Road to 1991 Perfection: Motivating a Guy Who Needed No Extra Incentive
Hours before kickoff, the day started innocently enough.
Chris Tormey and Randy Hart, University of Washington assistant football coaches, were walking through Hec Edmundson Pavilion when they met the opponent.
They encountered Pat Hill, Arizona's offensive coordinator and line coach.
Everyone knew each other and exchanged pleasantries.
Hill complimented them on the season that Steve Emtman, the Huskies' All-American defensive tackle, was having.
The Wildcats coach mentioned, ever so respectfully, that his offensive tackle John Fina was looking forward to playing against Emtman.
Fina was no slouch. He later would become an All-Pac-10 selection, an NFL first-round draft pick and a two-time Super Bowl participant.
The coaches parted ways and headed to their respective locker rooms.

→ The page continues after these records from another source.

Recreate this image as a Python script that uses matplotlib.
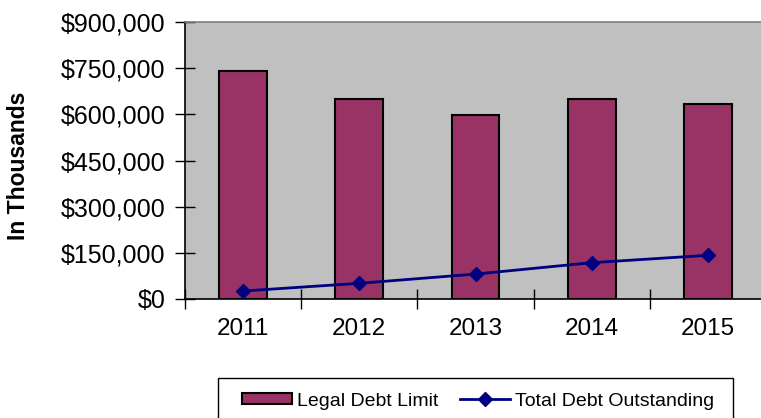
import matplotlib
matplotlib.use("Agg")
import matplotlib.pyplot as plt
from matplotlib.patches import Rectangle
from matplotlib.ticker import FixedLocator

plt.rcParams['font.family'] = ['Liberation Sans', 'DejaVu Sans']

years = ["2011", "2012", "2013", "2014", "2015"]
legal_debt_limit = [740000, 650000, 598000, 650000, 635000]
total_debt_outstanding = [26000, 51000, 81000, 118000, 142000]
y_ticks = [0, 150000, 300000, 450000, 600000, 750000, 900000]
y_tick_labels = ["$0", "$150,000", "$300,000", "$450,000", "$600,000", "$750,000", "$900,000"]

W, H = 761, 418
fig = plt.figure(figsize=(W / 100, H / 100), dpi=100)

# plot area (pixel layout converted to figure fractions)
left, right, top, bottom = 185, 766, 22, 299
ax = fig.add_axes([left / W, 1 - bottom / H, (right - left) / W, (bottom - top) / H])
ax.set_facecolor("#C0C0C0")

x = list(range(len(years)))
bars = ax.bar(x, legal_debt_limit, width=0.41, color="#993366", edgecolor="black",
              linewidth=1.5, zorder=2, label="Legal Debt Limit")
line, = ax.plot(x, total_debt_outstanding, color="#000080", lw=2, marker="D",
                markersize=7.5, zorder=3, label="Total Debt Outstanding")

ax.set_xlim(-0.5, len(years) - 0.5)
ax.set_ylim(0, 900000)
ax.set_yticks(y_ticks)
ax.set_yticklabels(y_tick_labels)
ax.set_xticks(x)
ax.set_xticklabels(years)
ax.xaxis.set_minor_locator(FixedLocator([i - 0.5 for i in range(len(years) + 1)]))

ax.tick_params(axis="x", which="major", length=0, pad=14, labelsize=17.5)
ax.tick_params(axis="x", which="minor", direction="inout", length=14, width=1, color="black")
ax.tick_params(axis="y", direction="inout", length=14, width=1, pad=7,
               labelsize=18, color="black")

for side in ("top", "right"):
    ax.spines[side].set_color("#808080")
    ax.spines[side].set_linewidth(1.2)
for side in ("left", "bottom"):
    ax.spines[side].set_color("black")
    ax.spines[side].set_linewidth(1.2)

fig.text(19 / W, 1 - 166 / H, "In Thousands", rotation=90, ha="center", va="center",
         fontsize=16.5, fontweight="bold")

# legend box
fig.add_artist(Rectangle((218 / W, 1 - 432 / H), (733 - 218) / W, (432 - 378) / H,
                         transform=fig.transFigure, facecolor="white",
                         edgecolor="black", linewidth=1))
fig.legend([bars, line], ["Legal Debt Limit", "Total Debt Outstanding"], loc="center",
           bbox_to_anchor=(478 / W, 1 - 401 / H),
           ncol=2, frameon=False, fontsize=14, handlelength=2.6, handleheight=0.48,
           handletextpad=0.25, columnspacing=1.1, borderpad=0)

fig.savefig("out.png", dpi=100)
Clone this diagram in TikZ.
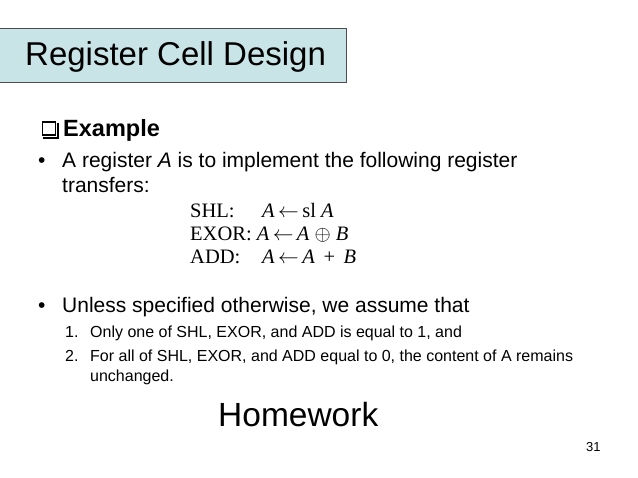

Hart, the Huskies defensive-line coach and a master motivator, saw great opportunity from this casual conversation.
He headed straight for Emtman and slyly passed along a message.
"John Fina said he was really looking forward to playing against you," Hart relayed, "and he told his coach he was going to kick your ass!"
He unleashed a monster that day.
No one on the Arizona offensive line was spared.
It showed at the opening coin flip.
At midfield on bright, sunny day, Emtman shook hands with Wildcats offensive guard Nick Fineanganofo, a stout Samoan who weighed 340 pounds, some 50 more than his UW counterpart.
Somehow Emtman seemed like the bigger man in this exchange. He cracked a menacing smile for his opponent to see, as if to suggest he was going to swallow another canary whole. Fineanganofo was beaten before the first snap.
"If he wasn't sweating, he was pissing down his leg and he was almost stuttering," said UW center Ed Cunningham, who took part in the coin flip. "On the first play of the game, Emtman picked him up and threw him down. Emtman picked him up on the second play and threw him down again. It was sheer terror. If there's not humor in a 340-pound man in terror, I don't know what then."
Arizona was unable to block the Huskies' proverbial bull in the china shop, with Emtman enjoying one of his more dominant games. He even joined in a rare moment of celebration, doing the body-shaking "Compton Quake" with outside linebacker Jaime Fields on the field, a no-no in their coach's book of game-day etiquette..
"Don James was adamant about us not celebrating, but pure jubilation would set in every once in a while," the UW's All-American offensive tackle Lincoln Kennedy said. "In practice that week, Jaime talking about doing it. Dave Hoffmann said don’t let coach James catch you. Everybody wanted to celebrate because football had become really fun for us. We were rolling. We had our confidence. We were starting to get noticed. We were beating teams in away there was no doubt in anyone’s mind how good we were."
While he never needed anyone else to motivate him, Steve Emtman seemed particularly revved up that day in leading the Huskies to their fourth consecutive victory, a 54-0 dismantling of the Wildcats.
No one across the Arizona offensive line, in particular that guy who lined up at left tackle and was eager to see what Emtman was all about, survived that afternoon.
"Let me tell you this," Tormey said. "It was a long day for John Fina."